As I suspected, and mentioned on last week’s podcast, the driver problem that dogged Zune 30 devices on December 31, 2008 was, in fact, Toshiba’s fault and not Microsoft’s. I assume all those anti-Microsoft rants will be adjusted accordingly.

After doing some poking around in the source code for the Zune's clock driver (available free from the Freescale website), I found the root cause of the now-infamous Zune 30 leapyear issue that struck everyone on New Year's Eve.

The Zune's real-time clock stores the time in terms of days and seconds since January 1st, 1980. When the Zune's clock is accessed, the driver turns the number of days into years/months/days and the number of seconds into hours/minutes/seconds. Likewise, when the clock is set, the driver does the opposite.

The Zune frontend first accesses the clock toward the end of the boot sequence. Doing this triggers the code that reads the clock and converts it to a date and time.

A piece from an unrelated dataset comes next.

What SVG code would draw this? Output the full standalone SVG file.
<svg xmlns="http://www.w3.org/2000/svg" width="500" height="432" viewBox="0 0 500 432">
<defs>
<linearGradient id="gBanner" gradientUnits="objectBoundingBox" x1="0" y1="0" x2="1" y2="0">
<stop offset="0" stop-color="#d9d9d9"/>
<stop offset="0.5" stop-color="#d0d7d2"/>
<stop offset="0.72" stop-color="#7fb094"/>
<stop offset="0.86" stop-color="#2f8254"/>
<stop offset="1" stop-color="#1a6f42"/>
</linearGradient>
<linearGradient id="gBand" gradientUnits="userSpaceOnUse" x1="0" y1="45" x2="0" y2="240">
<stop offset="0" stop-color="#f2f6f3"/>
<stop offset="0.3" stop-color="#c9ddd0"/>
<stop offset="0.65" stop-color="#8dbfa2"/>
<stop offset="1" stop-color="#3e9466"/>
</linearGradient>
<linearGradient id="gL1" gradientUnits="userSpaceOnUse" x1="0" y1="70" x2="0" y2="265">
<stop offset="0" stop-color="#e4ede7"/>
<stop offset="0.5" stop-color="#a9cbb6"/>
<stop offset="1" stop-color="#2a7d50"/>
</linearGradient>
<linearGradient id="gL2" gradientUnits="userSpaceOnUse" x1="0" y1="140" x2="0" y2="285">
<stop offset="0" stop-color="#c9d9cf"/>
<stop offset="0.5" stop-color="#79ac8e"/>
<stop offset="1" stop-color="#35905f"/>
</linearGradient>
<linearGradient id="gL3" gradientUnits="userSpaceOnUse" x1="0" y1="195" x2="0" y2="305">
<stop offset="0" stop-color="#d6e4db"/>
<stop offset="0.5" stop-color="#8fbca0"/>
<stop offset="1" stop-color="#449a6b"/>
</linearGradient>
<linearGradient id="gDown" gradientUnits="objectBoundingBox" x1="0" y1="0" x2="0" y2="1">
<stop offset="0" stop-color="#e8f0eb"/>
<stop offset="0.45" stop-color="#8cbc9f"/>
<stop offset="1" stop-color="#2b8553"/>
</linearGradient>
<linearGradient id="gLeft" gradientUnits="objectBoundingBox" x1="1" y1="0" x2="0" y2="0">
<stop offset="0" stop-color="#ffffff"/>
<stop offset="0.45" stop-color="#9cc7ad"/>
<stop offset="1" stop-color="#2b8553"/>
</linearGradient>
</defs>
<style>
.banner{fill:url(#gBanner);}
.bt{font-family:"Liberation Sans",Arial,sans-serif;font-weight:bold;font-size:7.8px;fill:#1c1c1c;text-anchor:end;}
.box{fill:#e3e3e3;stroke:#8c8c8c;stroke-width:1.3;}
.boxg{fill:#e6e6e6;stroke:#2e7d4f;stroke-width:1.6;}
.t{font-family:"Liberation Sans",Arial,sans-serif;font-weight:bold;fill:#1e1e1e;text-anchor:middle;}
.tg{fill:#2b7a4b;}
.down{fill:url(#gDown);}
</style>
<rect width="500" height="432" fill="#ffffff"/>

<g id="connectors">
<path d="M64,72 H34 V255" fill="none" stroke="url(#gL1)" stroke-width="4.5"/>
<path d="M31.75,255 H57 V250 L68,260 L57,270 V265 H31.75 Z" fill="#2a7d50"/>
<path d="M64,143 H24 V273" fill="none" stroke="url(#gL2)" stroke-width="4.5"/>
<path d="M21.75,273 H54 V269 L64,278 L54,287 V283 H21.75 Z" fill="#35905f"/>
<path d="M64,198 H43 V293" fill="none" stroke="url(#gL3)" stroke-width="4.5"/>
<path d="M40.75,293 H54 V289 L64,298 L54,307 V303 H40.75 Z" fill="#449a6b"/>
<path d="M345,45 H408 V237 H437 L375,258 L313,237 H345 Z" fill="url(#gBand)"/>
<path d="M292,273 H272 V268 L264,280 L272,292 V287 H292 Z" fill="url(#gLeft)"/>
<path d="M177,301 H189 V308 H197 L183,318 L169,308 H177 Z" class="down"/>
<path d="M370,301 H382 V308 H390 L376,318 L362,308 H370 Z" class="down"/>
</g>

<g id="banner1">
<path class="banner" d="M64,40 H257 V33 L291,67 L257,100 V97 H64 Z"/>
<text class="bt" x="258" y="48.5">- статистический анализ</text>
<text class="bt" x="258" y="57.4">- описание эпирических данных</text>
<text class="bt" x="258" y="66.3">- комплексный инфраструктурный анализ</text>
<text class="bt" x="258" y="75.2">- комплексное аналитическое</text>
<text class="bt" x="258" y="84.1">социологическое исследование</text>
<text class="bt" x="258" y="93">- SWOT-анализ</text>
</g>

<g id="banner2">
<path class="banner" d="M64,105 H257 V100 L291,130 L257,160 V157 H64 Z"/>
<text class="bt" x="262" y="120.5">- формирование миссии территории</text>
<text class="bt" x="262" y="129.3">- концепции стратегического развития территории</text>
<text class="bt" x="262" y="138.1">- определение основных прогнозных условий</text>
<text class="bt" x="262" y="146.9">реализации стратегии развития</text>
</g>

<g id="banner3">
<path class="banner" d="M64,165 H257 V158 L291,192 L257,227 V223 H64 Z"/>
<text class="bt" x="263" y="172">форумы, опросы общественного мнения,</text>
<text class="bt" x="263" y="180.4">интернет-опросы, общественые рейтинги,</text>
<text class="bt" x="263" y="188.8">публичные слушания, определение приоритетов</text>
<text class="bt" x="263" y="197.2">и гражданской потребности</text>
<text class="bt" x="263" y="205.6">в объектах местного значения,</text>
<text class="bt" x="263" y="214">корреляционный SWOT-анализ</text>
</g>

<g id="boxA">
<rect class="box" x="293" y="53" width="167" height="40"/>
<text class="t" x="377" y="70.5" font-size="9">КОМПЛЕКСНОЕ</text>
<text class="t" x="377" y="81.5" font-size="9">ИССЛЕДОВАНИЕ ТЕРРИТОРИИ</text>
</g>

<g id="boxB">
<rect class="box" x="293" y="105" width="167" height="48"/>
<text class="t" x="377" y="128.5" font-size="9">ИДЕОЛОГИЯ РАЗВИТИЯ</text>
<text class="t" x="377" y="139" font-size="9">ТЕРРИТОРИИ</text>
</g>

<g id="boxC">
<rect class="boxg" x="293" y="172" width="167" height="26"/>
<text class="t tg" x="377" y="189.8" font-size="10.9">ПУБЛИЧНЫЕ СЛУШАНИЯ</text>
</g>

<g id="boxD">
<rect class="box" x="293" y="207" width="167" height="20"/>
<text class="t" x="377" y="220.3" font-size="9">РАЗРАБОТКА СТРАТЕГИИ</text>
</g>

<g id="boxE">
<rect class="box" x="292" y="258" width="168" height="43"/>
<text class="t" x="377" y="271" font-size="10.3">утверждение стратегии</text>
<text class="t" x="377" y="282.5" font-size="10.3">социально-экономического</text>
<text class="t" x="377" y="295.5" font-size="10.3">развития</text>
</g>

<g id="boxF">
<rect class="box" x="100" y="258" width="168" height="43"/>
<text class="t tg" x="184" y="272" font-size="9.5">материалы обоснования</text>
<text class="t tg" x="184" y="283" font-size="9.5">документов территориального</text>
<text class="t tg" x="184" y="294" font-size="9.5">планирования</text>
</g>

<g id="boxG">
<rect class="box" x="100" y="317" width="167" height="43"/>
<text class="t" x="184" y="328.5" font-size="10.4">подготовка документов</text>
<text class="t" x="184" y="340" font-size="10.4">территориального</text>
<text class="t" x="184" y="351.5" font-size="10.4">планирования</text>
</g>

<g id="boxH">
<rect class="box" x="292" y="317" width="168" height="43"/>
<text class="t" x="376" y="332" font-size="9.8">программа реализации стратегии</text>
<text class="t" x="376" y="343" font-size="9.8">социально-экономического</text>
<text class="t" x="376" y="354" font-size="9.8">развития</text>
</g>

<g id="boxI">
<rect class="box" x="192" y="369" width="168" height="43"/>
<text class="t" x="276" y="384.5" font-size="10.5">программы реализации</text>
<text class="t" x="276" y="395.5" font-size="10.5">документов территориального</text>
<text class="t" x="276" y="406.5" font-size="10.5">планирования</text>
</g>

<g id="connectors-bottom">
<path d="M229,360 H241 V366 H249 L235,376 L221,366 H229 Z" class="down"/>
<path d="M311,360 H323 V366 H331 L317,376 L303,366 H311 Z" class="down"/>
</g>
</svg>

As Sebastian V. notes in an email (thanks for the heads-up), “Apparently, the Zune 30 was not the only device which had the Y2K9 issue. Also Toshiba Gigabeat S30 and S60 have had the same problem. Both Microsoft's and Toshiba's devices share similar hardware, including the Freescale MC13783 processor.” This is exactly what I suspected, since the first-gen Zune is just a rebranded (and slightly modified) Toshiba design.